ブリタニカ国際大百科事典 小項目事典 「ラブリオーラ」の意味・わかりやすい解説
ラブリオーラ
Labriola, Antonio
[没]1904.2.12. ローマ
イタリアのマルクス主義哲学者。ローマ大学でヘーゲル学派の哲学者 B.スパベンタにつき,1874年以後同大学哲学教授。初め,当時の哲学界の主潮であったヘーゲル哲学,実証主義哲学を講じていたが,1889年以降マルクス主義に立つ歴史哲学を教授。エンゲルスなどとの文通によってイタリアにおける最初の正統的マルクス主義者となり,世紀の変わり目のイタリア哲学界を指導した。弟子には G.ソレル,クローチェなどがいたが,最後には彼らのマルクス理解を観念論によって水割りする修正主義として批判した。クローチェ以後のグラムシ,トリアッチなどに与えた影響は大きい。
ラブリオーラ
Labriola, Arturo
[没]1959.6.23. ナポリ
イタリアの経済学者,社会運動家。経済学を学んだのち,生地ナポリで革命的サンディカリズムの運動を起し,社会党内で改良派との主導権争いを演じた。

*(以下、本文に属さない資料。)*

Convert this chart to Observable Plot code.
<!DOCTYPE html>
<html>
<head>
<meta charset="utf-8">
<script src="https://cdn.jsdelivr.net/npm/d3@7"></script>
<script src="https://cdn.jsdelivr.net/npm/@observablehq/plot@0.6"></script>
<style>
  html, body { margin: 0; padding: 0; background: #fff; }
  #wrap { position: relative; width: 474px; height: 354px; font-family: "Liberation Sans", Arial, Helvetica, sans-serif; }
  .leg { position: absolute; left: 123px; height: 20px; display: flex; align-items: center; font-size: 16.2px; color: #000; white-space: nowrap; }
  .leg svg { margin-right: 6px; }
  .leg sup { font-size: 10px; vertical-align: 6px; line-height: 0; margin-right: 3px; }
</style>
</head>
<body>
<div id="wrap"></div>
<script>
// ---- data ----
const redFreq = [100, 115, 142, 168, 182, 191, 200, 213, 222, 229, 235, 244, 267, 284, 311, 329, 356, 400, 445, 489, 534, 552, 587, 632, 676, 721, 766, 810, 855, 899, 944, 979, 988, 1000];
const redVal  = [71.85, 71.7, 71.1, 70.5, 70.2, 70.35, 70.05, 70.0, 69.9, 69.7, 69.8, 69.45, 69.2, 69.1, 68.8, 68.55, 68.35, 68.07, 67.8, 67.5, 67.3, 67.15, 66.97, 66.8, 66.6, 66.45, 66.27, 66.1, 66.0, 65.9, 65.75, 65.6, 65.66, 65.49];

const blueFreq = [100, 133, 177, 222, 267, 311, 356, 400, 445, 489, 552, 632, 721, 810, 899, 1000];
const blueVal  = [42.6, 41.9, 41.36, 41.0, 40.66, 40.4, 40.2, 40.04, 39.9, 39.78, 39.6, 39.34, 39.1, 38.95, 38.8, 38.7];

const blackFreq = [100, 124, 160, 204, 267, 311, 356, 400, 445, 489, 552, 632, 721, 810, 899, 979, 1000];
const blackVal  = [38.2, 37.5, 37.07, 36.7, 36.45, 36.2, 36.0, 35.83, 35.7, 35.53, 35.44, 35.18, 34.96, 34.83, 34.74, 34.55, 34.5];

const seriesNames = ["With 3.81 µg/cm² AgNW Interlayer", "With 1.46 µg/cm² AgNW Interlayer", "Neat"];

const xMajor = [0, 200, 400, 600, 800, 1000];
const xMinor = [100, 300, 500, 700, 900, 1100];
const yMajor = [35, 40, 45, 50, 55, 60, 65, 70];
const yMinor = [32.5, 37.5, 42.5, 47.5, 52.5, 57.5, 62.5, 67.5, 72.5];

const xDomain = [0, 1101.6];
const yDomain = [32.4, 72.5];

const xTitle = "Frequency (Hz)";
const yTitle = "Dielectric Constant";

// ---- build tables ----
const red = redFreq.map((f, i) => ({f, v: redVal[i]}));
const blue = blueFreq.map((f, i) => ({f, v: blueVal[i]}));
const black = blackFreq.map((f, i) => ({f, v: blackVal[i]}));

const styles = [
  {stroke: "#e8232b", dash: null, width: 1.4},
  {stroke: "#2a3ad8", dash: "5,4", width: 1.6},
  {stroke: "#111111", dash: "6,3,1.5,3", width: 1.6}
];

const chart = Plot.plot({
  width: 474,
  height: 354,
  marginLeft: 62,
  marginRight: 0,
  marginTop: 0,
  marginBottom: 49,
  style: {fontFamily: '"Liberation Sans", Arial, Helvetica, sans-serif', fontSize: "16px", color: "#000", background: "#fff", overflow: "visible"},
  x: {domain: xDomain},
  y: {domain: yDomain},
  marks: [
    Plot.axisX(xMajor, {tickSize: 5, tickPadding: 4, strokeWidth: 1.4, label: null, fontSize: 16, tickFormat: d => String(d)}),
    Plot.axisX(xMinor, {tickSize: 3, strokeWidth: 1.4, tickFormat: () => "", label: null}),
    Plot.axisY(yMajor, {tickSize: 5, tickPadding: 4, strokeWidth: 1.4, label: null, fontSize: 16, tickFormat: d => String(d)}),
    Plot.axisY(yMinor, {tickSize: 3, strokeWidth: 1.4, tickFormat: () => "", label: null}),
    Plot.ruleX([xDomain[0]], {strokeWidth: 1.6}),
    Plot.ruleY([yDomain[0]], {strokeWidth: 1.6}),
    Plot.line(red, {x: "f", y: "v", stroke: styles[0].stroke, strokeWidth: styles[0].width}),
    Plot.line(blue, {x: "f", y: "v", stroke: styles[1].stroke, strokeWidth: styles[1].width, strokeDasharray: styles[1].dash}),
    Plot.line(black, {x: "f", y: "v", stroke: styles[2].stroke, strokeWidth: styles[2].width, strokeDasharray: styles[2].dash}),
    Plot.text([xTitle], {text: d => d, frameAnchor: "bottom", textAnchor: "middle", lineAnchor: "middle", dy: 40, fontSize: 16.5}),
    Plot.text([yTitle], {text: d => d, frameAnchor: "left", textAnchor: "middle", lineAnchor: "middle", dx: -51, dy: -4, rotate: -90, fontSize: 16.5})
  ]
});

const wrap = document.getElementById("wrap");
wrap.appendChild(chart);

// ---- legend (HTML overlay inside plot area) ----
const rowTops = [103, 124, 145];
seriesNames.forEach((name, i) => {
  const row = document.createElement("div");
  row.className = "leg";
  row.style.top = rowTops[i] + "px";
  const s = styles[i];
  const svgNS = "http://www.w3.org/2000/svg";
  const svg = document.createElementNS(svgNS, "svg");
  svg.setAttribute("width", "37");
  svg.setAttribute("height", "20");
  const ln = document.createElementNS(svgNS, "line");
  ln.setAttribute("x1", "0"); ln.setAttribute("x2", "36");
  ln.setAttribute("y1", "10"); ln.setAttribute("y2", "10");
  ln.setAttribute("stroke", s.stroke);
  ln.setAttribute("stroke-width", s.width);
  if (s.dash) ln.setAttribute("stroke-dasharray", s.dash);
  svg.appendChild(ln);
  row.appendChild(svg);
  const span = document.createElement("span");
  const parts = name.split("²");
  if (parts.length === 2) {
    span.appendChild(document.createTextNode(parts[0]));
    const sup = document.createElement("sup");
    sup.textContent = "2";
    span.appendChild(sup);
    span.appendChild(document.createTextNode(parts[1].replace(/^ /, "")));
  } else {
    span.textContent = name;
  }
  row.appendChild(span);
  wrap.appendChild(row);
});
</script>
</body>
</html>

これに敗れた 1906年以降は主として著作活動にあたり,11年にイタリア=トルコ戦争支持を表明し,第1次世界大戦でも参戦主義を表明した。大戦後の 20~21年 G.ジョリッティ内閣の労相をつとめ,ファシズムが権力を握ったあと 27年にフランスに亡命。 36年帰国したが政治活動からは遠ざかり,ファシズム崩壊後に制憲議会に選ばれ,次いで上院議員となった。晩年は共産党に近づいてナポリの市政改革に尽した。